Question

The curved surface area of a cylinder is 1056 cm2 and height is 16 cm. Find the volume of the cylinder.

Answer

**step1** Understanding the Problem

The problem asks us to find the total space inside a cylinder, which is called its volume. We are given two pieces of information: the curved surface area of the cylinder is 1056 square centimeters, and its height is 16 centimeters.

**step2** Recalling the Formula for Curved Surface Area

To find the volume of the cylinder, we first need to know its radius. We can find the radius by using the given curved surface area and height. The formula to calculate the curved surface area of a cylinder is:
Curved Surface Area = $$ 2 \times \text{pi} \times \text{radius} \times \text{height} $$
We will use the approximation of pi as $$ \frac{22}{7} $$ for our calculations.

**step3** Finding the Radius of the Cylinder

We know the curved surface area is 1056 cm² and the height is 16 cm. Let's put these values into the formula:
$$ 1056 = 2 \times \frac{22}{7} \times \text{radius} \times 16 $$
First, let's multiply the known numbers on the right side:
$$ 2 \times 22 \times 16 = 44 \times 16 = 704 $$
So, the equation becomes:
$$ 1056 = \frac{704}{7} \times \text{radius} $$
To find the radius, we need to figure out what number, when multiplied by $$ \frac{704}{7} $$, gives 1056. We can do this by dividing 1056 by $$ \frac{704}{7} $$. Dividing by a fraction is the same as multiplying by its flipped version (reciprocal).
Radius = $$ 1056 \div \frac{704}{7} = 1056 \times \frac{7}{704} $$
Now, let's simplify the multiplication:
We can divide 1056 by 704. Both numbers can be divided by 8:
$$ 1056 \div 8 = 132 $$
$$ 704 \div 8 = 88 $$
So, Radius = $$ \frac{132}{88} \times 7 $$
Both 132 and 88 can be divided by 4:
$$ 132 \div 4 = 33 $$
$$ 88 \div 4 = 22 $$
So, Radius = $$ \frac{33}{22} \times 7 $$
Both 33 and 22 can be divided by 11:
$$ 33 \div 11 = 3 $$
$$ 22 \div 11 = 2 $$
So, Radius = $$ \frac{3}{2} \times 7 $$
Radius = $$ \frac{21}{2} $$ centimeters. This is the same as 10.5 centimeters.
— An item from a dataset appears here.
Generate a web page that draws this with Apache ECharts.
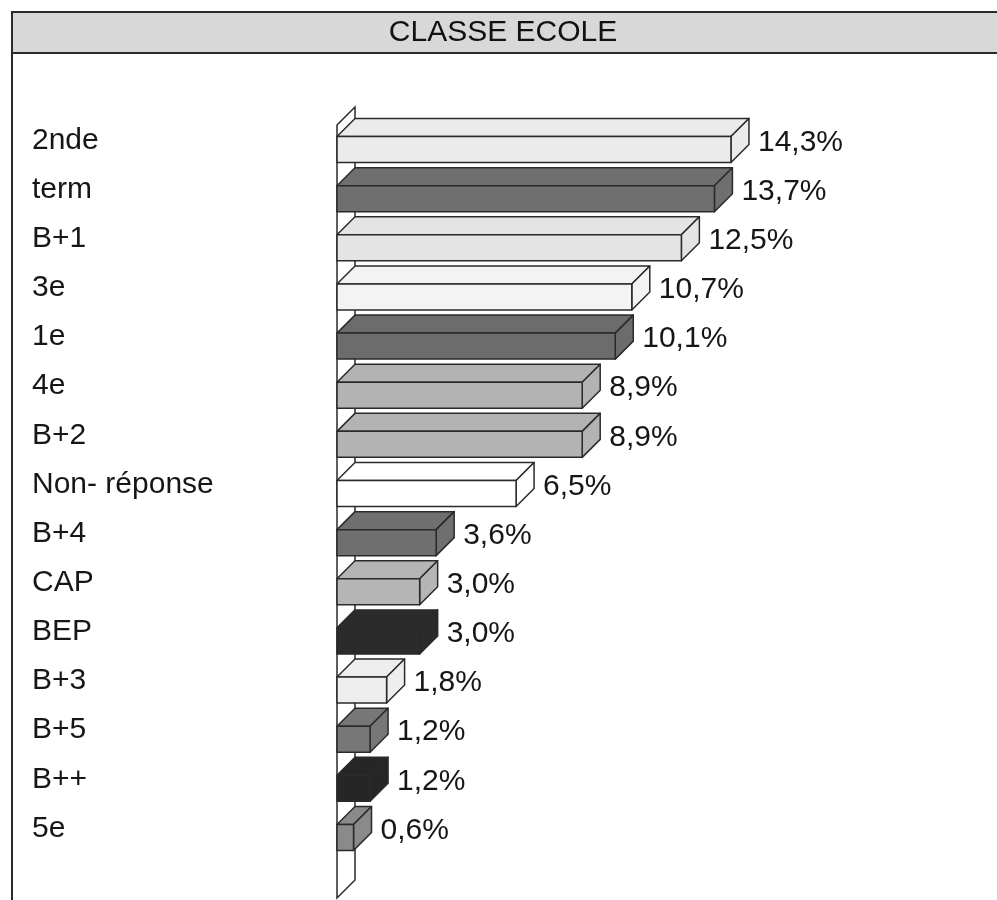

**step4** Recalling the Formula for Volume of a Cylinder

Now that we have the radius, we can calculate the volume of the cylinder. The formula for the volume of a cylinder is:
Volume = $$ \text{pi} \times \text{radius} \times \text{radius} \times \text{height} $$
Again, we will use pi as $$ \frac{22}{7} $$.

**step5** Calculating the Volume of the Cylinder

We found the radius to be $$ \frac{21}{2} $$ centimeters and the height is given as 16 centimeters. Let's put these values into the volume formula:
Volume = $$ \frac{22}{7} \times \left(\frac{21}{2}\right)^2 \times 16 $$
First, let's calculate the square of the radius:
$$ \left(\frac{21}{2}\right)^2 = \frac{21 \times 21}{2 \times 2} = \frac{441}{4} $$
Now, substitute this back into the volume formula:
Volume = $$ \frac{22}{7} \times \frac{441}{4} \times 16 $$
To simplify the calculation, we can divide numbers before multiplying:
Divide 441 by 7: $$ 441 \div 7 = 63 $$
Divide 16 by 4: $$ 16 \div 4 = 4 $$
So, the calculation becomes:
Volume = $$ 22 \times 63 \times 4 $$
Now, we multiply these numbers:
$$ 22 \times 63 = 1386 $$
Then, multiply 1386 by 4:
$$ 1386 \times 4 = 5544 $$
Therefore, the volume of the cylinder is 5544 cubic centimeters.